- Observed by: International
- Date: 10 August
- Next time: 10 August 2026
- Frequency: Annual

= World Lion Day =

Annual event on August 10 for the awareness of lion conservation

World Lion Day is an international annual event on August 10, dedicated to raising awareness and support for the conservation of lions. Conceived by conservationists Rae Kokeš and David Youldon, then both working for the conservation charity The African Lion & Environmental Research Trust (ALERT), with the launch event taking place in Livingstone, Zambia on August 10, 2013. Since that time, World Lion Day is now recognized by many wildlife organizations and celebrated annually across the globe.

== Mission ==
World Lion Day was conceived to create awareness of the conservation needs of lions, and to promote engagement with organizations undertaking conservation efforts for lions via fundraising events, donations and other means of support.

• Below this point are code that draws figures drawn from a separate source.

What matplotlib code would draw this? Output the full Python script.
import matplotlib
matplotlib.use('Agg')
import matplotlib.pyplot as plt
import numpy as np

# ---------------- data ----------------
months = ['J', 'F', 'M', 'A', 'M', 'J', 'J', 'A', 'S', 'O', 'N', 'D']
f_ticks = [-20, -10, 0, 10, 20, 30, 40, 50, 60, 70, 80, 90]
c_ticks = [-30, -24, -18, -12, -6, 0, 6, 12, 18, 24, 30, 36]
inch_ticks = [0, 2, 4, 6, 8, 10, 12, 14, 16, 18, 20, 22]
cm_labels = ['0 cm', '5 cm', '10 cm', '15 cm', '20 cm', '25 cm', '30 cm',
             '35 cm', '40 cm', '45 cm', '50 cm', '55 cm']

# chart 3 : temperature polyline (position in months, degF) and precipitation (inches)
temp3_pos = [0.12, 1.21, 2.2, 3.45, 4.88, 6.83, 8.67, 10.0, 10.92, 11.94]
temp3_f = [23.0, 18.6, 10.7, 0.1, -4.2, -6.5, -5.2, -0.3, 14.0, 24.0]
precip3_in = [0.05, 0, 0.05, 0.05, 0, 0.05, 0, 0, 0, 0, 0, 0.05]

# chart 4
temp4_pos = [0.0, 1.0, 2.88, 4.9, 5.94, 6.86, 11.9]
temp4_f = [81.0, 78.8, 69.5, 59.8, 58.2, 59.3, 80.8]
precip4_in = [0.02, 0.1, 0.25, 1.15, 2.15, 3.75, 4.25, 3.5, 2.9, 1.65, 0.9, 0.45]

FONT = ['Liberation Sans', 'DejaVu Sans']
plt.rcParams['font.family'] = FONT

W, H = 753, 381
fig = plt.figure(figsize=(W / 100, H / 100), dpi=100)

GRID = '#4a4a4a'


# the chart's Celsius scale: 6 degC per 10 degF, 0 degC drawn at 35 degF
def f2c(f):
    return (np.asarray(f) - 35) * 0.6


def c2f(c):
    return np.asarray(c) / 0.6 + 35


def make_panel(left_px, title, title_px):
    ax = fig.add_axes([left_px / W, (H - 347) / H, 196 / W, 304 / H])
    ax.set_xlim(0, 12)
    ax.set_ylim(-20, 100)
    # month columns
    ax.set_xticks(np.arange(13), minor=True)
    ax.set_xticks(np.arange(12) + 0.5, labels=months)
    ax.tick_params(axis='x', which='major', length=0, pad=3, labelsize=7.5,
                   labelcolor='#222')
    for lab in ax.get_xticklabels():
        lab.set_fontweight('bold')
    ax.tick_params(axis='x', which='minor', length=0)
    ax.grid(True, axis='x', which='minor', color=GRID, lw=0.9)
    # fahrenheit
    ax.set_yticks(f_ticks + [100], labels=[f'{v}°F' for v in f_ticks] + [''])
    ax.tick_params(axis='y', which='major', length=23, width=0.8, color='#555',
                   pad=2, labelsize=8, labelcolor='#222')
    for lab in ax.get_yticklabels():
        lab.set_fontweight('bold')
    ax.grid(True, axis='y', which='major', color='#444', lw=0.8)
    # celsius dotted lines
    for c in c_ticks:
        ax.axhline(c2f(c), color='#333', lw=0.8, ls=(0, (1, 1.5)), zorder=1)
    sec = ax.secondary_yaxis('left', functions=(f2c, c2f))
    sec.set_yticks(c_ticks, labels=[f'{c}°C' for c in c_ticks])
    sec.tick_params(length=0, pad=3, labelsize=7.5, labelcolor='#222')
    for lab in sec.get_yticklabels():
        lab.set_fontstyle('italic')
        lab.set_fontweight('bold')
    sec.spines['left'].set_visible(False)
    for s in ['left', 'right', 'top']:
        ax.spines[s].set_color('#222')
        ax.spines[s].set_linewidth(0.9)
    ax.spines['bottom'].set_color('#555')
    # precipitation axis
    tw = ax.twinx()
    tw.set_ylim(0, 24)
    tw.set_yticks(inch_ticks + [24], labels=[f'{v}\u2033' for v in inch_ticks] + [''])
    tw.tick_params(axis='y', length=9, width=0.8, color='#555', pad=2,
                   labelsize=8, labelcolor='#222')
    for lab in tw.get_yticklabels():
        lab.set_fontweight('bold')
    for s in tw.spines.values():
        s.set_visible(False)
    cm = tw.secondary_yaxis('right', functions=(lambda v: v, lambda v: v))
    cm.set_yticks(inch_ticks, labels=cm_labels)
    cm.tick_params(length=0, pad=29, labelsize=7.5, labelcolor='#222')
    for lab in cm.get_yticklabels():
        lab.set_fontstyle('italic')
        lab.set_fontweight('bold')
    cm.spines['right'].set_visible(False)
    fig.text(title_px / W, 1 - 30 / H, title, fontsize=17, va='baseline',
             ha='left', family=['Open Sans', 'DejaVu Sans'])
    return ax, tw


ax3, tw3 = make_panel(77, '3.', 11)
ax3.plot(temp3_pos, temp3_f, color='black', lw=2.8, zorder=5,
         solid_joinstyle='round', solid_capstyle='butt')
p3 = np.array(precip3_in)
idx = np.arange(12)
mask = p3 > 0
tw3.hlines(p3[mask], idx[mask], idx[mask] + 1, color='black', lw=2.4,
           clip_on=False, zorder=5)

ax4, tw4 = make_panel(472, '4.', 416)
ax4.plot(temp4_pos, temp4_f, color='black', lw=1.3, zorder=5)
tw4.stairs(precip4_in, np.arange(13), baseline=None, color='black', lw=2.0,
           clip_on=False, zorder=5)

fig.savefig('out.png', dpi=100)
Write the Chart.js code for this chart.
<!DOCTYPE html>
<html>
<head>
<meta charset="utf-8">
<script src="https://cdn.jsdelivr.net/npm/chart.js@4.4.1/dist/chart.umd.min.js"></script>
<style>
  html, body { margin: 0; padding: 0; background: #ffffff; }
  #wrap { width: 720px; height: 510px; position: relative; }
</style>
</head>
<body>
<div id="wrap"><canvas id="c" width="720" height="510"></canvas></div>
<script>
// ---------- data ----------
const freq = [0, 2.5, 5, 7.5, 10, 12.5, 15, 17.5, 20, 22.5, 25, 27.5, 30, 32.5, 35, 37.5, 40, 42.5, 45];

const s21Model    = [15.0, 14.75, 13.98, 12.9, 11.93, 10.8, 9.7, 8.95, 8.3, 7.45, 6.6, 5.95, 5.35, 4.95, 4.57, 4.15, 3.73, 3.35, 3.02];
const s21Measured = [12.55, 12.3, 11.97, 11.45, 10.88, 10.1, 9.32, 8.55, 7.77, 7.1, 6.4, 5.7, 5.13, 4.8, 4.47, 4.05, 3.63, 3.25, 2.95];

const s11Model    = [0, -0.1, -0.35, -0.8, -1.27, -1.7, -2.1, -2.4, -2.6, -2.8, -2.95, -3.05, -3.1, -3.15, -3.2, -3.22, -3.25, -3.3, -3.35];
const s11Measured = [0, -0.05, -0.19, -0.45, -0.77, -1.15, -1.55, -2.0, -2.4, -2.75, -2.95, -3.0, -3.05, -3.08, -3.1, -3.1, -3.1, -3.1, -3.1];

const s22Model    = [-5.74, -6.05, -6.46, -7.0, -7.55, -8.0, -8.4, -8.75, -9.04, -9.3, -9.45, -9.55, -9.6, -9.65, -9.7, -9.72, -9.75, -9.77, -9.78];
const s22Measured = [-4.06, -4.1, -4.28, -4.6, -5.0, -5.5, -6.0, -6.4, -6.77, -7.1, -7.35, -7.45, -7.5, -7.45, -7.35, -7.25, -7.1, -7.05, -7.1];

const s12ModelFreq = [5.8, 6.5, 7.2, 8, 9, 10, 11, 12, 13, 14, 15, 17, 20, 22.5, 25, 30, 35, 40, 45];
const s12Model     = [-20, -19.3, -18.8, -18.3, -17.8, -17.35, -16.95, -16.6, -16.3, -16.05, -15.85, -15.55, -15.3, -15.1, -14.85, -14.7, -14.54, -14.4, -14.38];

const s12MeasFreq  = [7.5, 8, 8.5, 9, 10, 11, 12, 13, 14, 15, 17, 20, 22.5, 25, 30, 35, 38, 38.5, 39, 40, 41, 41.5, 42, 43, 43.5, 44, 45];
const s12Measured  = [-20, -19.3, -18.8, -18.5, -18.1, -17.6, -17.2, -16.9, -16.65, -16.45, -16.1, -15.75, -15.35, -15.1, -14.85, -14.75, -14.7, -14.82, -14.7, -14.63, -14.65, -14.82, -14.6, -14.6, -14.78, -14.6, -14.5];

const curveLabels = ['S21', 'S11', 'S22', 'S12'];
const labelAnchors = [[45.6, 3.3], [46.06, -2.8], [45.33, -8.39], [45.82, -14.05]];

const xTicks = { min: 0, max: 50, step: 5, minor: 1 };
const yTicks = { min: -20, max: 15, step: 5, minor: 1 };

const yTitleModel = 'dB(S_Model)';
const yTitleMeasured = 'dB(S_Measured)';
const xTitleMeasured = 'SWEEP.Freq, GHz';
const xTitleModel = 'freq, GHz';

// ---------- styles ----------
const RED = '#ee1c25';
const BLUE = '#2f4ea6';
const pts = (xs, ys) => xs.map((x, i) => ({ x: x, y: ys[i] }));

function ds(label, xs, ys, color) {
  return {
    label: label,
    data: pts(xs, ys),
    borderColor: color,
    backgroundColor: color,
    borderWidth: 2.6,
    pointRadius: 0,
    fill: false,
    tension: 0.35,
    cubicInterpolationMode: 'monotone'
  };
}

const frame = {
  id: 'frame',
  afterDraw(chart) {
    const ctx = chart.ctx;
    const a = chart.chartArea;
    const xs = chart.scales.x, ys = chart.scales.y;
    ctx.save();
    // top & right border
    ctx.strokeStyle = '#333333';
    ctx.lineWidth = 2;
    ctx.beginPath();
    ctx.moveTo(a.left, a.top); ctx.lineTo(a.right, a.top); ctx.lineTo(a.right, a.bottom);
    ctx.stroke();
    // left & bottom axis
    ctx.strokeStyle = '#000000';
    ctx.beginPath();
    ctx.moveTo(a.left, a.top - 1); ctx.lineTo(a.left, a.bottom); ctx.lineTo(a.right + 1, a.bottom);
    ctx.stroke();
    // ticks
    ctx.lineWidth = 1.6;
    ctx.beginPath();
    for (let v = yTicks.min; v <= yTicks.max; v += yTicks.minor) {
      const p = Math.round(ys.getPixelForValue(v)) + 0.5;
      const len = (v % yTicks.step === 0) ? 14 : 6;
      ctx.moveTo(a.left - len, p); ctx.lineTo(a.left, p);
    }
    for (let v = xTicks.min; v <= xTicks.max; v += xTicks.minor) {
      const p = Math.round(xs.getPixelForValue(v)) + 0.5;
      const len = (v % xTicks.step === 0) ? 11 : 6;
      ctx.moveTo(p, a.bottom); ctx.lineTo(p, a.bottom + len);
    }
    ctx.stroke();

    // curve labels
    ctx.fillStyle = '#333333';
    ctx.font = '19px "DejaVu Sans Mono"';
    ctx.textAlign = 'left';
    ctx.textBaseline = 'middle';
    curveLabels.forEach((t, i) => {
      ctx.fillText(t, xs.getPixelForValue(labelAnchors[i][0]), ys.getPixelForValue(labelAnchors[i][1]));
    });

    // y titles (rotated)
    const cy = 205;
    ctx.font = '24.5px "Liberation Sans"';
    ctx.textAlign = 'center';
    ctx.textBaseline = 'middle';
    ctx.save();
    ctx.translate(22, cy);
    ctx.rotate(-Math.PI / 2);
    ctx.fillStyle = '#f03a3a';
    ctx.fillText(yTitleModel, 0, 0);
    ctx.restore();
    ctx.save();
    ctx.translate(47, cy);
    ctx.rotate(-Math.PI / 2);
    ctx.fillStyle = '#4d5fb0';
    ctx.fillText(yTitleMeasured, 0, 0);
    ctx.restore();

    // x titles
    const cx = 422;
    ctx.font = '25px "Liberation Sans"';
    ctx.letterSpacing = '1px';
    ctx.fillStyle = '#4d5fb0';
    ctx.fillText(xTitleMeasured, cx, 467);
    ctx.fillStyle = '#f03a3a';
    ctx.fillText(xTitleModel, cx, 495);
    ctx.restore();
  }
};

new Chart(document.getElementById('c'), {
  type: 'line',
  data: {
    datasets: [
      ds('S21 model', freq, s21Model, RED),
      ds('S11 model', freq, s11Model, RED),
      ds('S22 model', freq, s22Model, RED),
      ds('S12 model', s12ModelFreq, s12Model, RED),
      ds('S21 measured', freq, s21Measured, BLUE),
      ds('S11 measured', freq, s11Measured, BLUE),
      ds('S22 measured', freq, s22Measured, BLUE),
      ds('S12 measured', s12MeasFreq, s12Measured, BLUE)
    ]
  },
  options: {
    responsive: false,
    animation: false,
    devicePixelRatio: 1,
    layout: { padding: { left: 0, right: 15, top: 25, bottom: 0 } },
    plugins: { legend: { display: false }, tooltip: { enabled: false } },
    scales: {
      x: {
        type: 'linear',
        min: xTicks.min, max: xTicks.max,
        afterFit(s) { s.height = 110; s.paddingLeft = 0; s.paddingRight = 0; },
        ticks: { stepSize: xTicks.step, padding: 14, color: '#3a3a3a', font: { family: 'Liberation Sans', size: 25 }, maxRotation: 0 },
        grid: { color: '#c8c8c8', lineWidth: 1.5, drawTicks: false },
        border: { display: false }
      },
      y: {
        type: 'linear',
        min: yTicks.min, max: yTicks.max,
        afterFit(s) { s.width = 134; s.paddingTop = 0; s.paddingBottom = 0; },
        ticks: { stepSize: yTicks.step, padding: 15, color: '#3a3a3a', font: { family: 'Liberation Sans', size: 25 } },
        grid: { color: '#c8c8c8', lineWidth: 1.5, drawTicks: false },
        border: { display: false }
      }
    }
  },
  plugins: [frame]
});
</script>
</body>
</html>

Lions are listed as "Vulnerable" on the IUCN Red List. of threatened species, with a decreasing population of 23,000 mature individuals and a decline in the species' range of 36% over three generations.
== History ==
The first World Lion Day event was held on August 10, 2013. Since then it has been celebrated annually around the world through art, photography and cultural events with conservation and media organizations promoting events to support lion conservation efforts.
== Issues ==
The principal threats to lion populations include: habitat loss, indiscriminate killing (primarily in response to human-lion conflict), prey base depletion and poaching for parts.